We can think of this diagonal as the longest side of a right-angled triangle formed on the floor. The other two sides of this triangle are the length and the width of the floor.
To find the "square of this diagonal", we multiply the length by itself and the width by itself, and then add these two results:
The square of the length is $$10 \text{ meters} \times 10 \text{ meters} = 100 \text{ square meters}$$.
The square of the width is $$10 \text{ meters} \times 10 \text{ meters} = 100 \text{ square meters}$$.
Adding these together: $$100 + 100 = 200$$.
So, the "square of the diagonal of the floor" is 200.

**step4** Finding the "square of the longest rod's length"

Now, imagine a new right-angled triangle inside the room. One side of this new triangle is the diagonal of the floor (whose "square" is 200, as calculated in the previous step). The other side of this new triangle is the height of the room, which is 5 meters. The longest side of this new triangle is the longest rod that can fit in the room.
To find the "square of the longest rod's length", we take the "square of the diagonal of the floor" and add it to the "square of the room's height":
The square of the height is $$5 \text{ meters} \times 5 \text{ meters} = 25 \text{ square meters}$$.
Adding this to the "square of the diagonal of the floor": $$200 + 25 = 225$$.
So, the "square of the longest rod's length" is 225.

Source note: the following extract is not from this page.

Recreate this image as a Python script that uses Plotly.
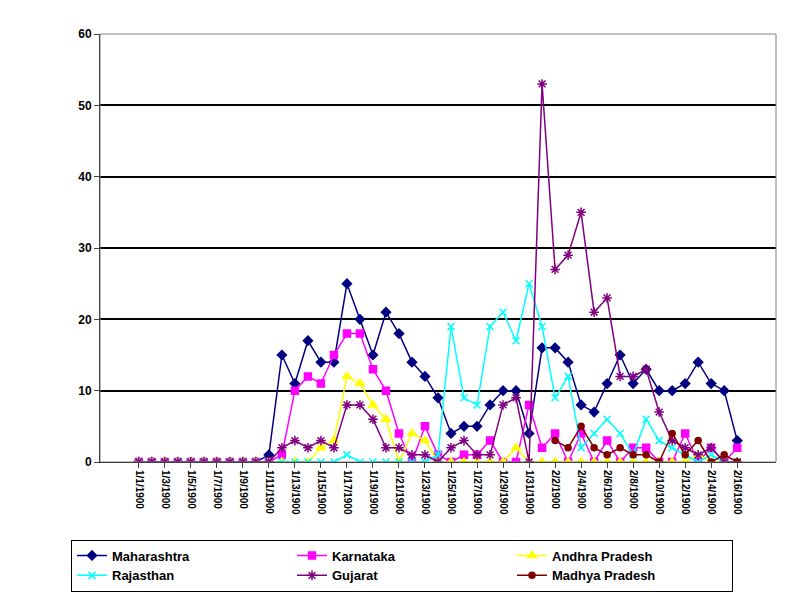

**step5** Calculating the actual length of the longest rod

To find the actual length of the longest rod, we need to find a number that, when multiplied by itself, gives us 225. We can try multiplying whole numbers by themselves:
$$10 \times 10 = 100$$
$$11 \times 11 = 121$$
$$12 \times 12 = 144$$
$$13 \times 13 = 169$$
$$14 \times 14 = 196$$
$$15 \times 15 = 225$$
We found that when 15 is multiplied by itself, the result is 225.
Therefore, the length of the longest rod that can be put in the room is 15 meters.